Larkin was born of Irish parentage in Liverpool, England but his family later moved to County Down, where they lived in considerable poverty. Raised without a formal education, he, like many others of his generation found solace for his poverty in the thoughts and ideas presented in Marxist socialism, although he later advocated Syndacilism.

Trade Unionist activist

Jim became an organiser of first the Liverpool branch of the National Union of Dock Labourers and then an organiser of the Belfast one from 1907-1909. [1] The Belfast Union was badly organised and distracted by sectarianism between the Protestant workers and the Catholic ones. Larkin reorganised the Union and made it more effective; his oratory skills being key to reaching consensus with the working classes of Belfast. [2] The Union collapsed once challenged by the Belfast Employers Union, and thus Larkin went to Dublin where he set up the National Union of Dock Labourers there. When suspended from the Union he set up for his militant approach, he formed the Irish Transport and General Workers Union and then in May 1911 published the socialist newpaper, The Irish worker which was later repressed for its anti-war views. [3]
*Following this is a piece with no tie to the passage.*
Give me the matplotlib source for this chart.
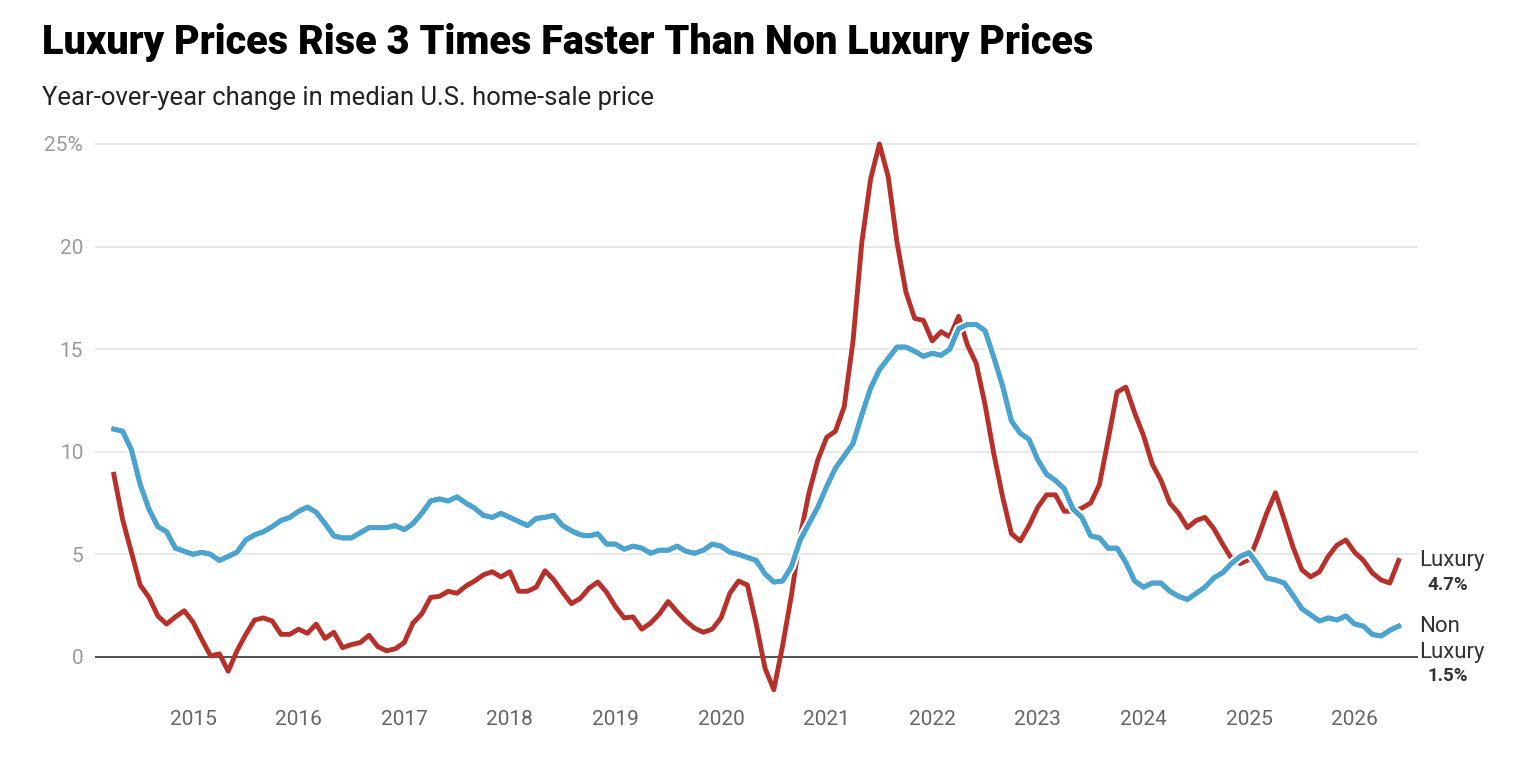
import matplotlib
matplotlib.use("Agg")
import matplotlib.pyplot as plt
import matplotlib.patheffects as pe
import numpy as np

plt.rcParams['font.family'] = ['Roboto', 'DejaVu Sans']

title = "Luxury Prices Rise 3 Times Faster Than Non Luxury Prices"
subtitle = "Year-over-year change in median U.S. home-sale price"

start_year = 2014.25  # first monthly observation
year_ticks = [2015, 2016, 2017, 2018, 2019, 2020, 2021, 2022, 2023, 2024, 2025, 2026]
y_ticks = [0, 5, 10, 15, 20, 25]
y_tick_labels = ["0", "5", "10", "15", "20", "25%"]

non_luxury = [
    11.1, 11.0, 10.1, 8.4, 7.2, 6.35, 6.1, 5.3, 5.15, 5.0,
    5.1, 5.0, 4.7, 4.9, 5.1, 5.7, 5.95, 6.1, 6.35, 6.65,
    6.8, 7.1, 7.3, 7.05, 6.5, 5.9, 5.8, 5.8, 6.05, 6.3,
    6.3, 6.3, 6.4, 6.2, 6.5, 7.0, 7.6, 7.7, 7.6, 7.8,
    7.5, 7.25, 6.9, 6.8, 7.0, 6.8, 6.6, 6.4, 6.75, 6.8,
    6.9, 6.4, 6.15, 5.95, 5.9, 6.0, 5.5, 5.5, 5.25, 5.4,
    5.3, 5.05, 5.2, 5.2, 5.4, 5.15, 5.05, 5.2, 5.5, 5.4,
    5.1, 5.0, 4.85, 4.7, 4.05, 3.65, 3.7, 4.4, 5.7, 6.5,
    7.3, 8.3, 9.2, 9.8, 10.4, 11.8, 13.1, 14.0, 14.55, 15.1,
    15.1, 14.9, 14.65, 14.8, 14.7, 15.0, 16.0, 16.2, 16.2, 15.9,
    14.6, 13.2, 11.5, 10.9, 10.6, 9.6, 8.9, 8.6, 8.2, 7.2,
    6.8, 5.9, 5.8, 5.3, 5.3, 4.6, 3.7, 3.4, 3.6, 3.6,
    3.2, 2.95, 2.8, 3.1, 3.4, 3.85, 4.1, 4.55, 4.9, 5.08,
    4.5, 3.85, 3.75, 3.6, 3.0, 2.35, 2.05, 1.75, 1.9, 1.8,
    2.0, 1.6, 1.5, 1.1, 1.02, 1.3, 1.5,
]

luxury = [
    8.9, 6.7, 5.1, 3.5, 2.9, 2.0, 1.6, 1.95, 2.25, 1.7,
    0.85, 0.05, 0.15, -0.7, 0.3, 1.1, 1.8, 1.9, 1.75, 1.1,
    1.1, 1.35, 1.15, 1.6, 0.9, 1.2, 0.45, 0.6, 0.7, 1.05,
    0.5, 0.3, 0.4, 0.7, 1.65, 2.1, 2.9, 2.95, 3.2, 3.1,
    3.45, 3.7, 4.0, 4.15, 3.9, 4.15, 3.2, 3.2, 3.4, 4.2,
    3.75, 3.15, 2.6, 2.85, 3.35, 3.65, 3.15, 2.45, 1.9, 1.95,
    1.35, 1.65, 2.1, 2.7, 2.2, 1.75, 1.4, 1.2, 1.35, 1.9,
    3.1, 3.7, 3.5, 1.6, -0.55, -1.6, 0.55, 3.0, 5.9, 8.0,
    9.6, 10.7, 11.0, 12.2, 15.4, 20.2, 23.3, 25.0, 23.4, 20.2,
    17.8, 16.5, 16.4, 15.4, 15.85, 15.6, 16.6, 15.2, 14.3, 12.3,
    9.9, 7.8, 6.0, 5.65, 6.4, 7.3, 7.9, 7.9, 7.1, 7.1,
    7.25, 7.5, 8.4, 10.6, 12.9, 13.15, 11.9, 10.8, 9.4, 8.6,
    7.5, 7.0, 6.3, 6.65, 6.8, 6.25, 5.5, 4.8, 4.55, 4.75,
    5.8, 7.0, 8.0, 6.7, 5.35, 4.25, 3.9, 4.15, 4.9, 5.45,
    5.7, 5.1, 4.7, 4.1, 3.75, 3.6, 4.7,
]

red = "#b8302a"
blue = "#4ba3cf"

x = start_year + np.arange(len(luxury)) / 12.0

fig = plt.figure(figsize=(15.36, 7.58), dpi=100)
ax = fig.add_axes([95 / 1536, 1 - 700 / 758, (1418 - 95) / 1536, (700 - 133.7) / 758])

ax.set_xlim(2014.072, 2026.600)
ax.set_ylim(-2.1, 25.5)

for yv in y_ticks[1:]:
    ax.axhline(yv, color="#e6e6e6", lw=1.3, zorder=0)
ax.axhline(0, color="#222222", lw=1.1, zorder=1)

ax.plot(x, luxury, color=red, lw=3.5, zorder=3, clip_on=False)
ax.plot(x, non_luxury, color=blue, lw=3.5, zorder=4, clip_on=False,
        path_effects=[pe.withStroke(linewidth=6.8, foreground="white"), pe.Normal()])

for s in ax.spines.values():
    s.set_visible(False)

ax.set_xticks(year_ticks)
ax.set_xticklabels([str(y) for y in year_ticks])
ax.set_yticks(y_ticks)
ax.set_yticklabels(y_tick_labels)
ax.tick_params(axis="x", length=0, pad=7, labelsize=15, labelcolor="#666666")
ax.tick_params(axis="y", length=0, pad=8.5, labelsize=15, labelcolor="#9a9a9a")

# end labels
lx = x[-1]
lab_kw = dict(textcoords="offset points", color="#333333", ha="left", va="center",
              annotation_clip=False)
ax.annotate("Luxury", xy=(lx, luxury[-1]), xytext=(15, 0), fontsize=16, **lab_kw)
ax.annotate(f"{luxury[-1]:.1f}%", xy=(lx, luxury[-1]), xytext=(21, -18), fontsize=13.5,
            fontweight="bold", **lab_kw)
ax.annotate("Non", xy=(lx, non_luxury[-1]), xytext=(15, 0), fontsize=16, **lab_kw)
ax.annotate("Luxury", xy=(lx, non_luxury[-1]), xytext=(15, -18.7), fontsize=16, **lab_kw)
ax.annotate(f"{non_luxury[-1]:.1f}%", xy=(lx, non_luxury[-1]), xytext=(21, -36), fontsize=13.5,
            fontweight="bold", **lab_kw)

fig.text(42 / 1536, 1 - 42 / 758, title, fontsize=28.5, fontweight=900, color="#000000",
         ha="left", va="center")
fig.text(42 / 1536, 1 - 98 / 758, subtitle, fontsize=18.45, color="#222222",
         ha="left", va="center")

fig.savefig("out.png", dpi=100, facecolor="white")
James Larkin in the 1913 Lockout

See here for the full article on the 1913 Lockout

James Larkin was a passionate public speaker and a righteous socialist who disdained the condition of the working class in Dublin. Under his leadership, the ITGWU played a huge role in the 1913 Lockout between the Dublin Employers Union under William Martin Murphy and the Unions. After its subsequent failure he emigrated to America to raise funds to rebuild the Union.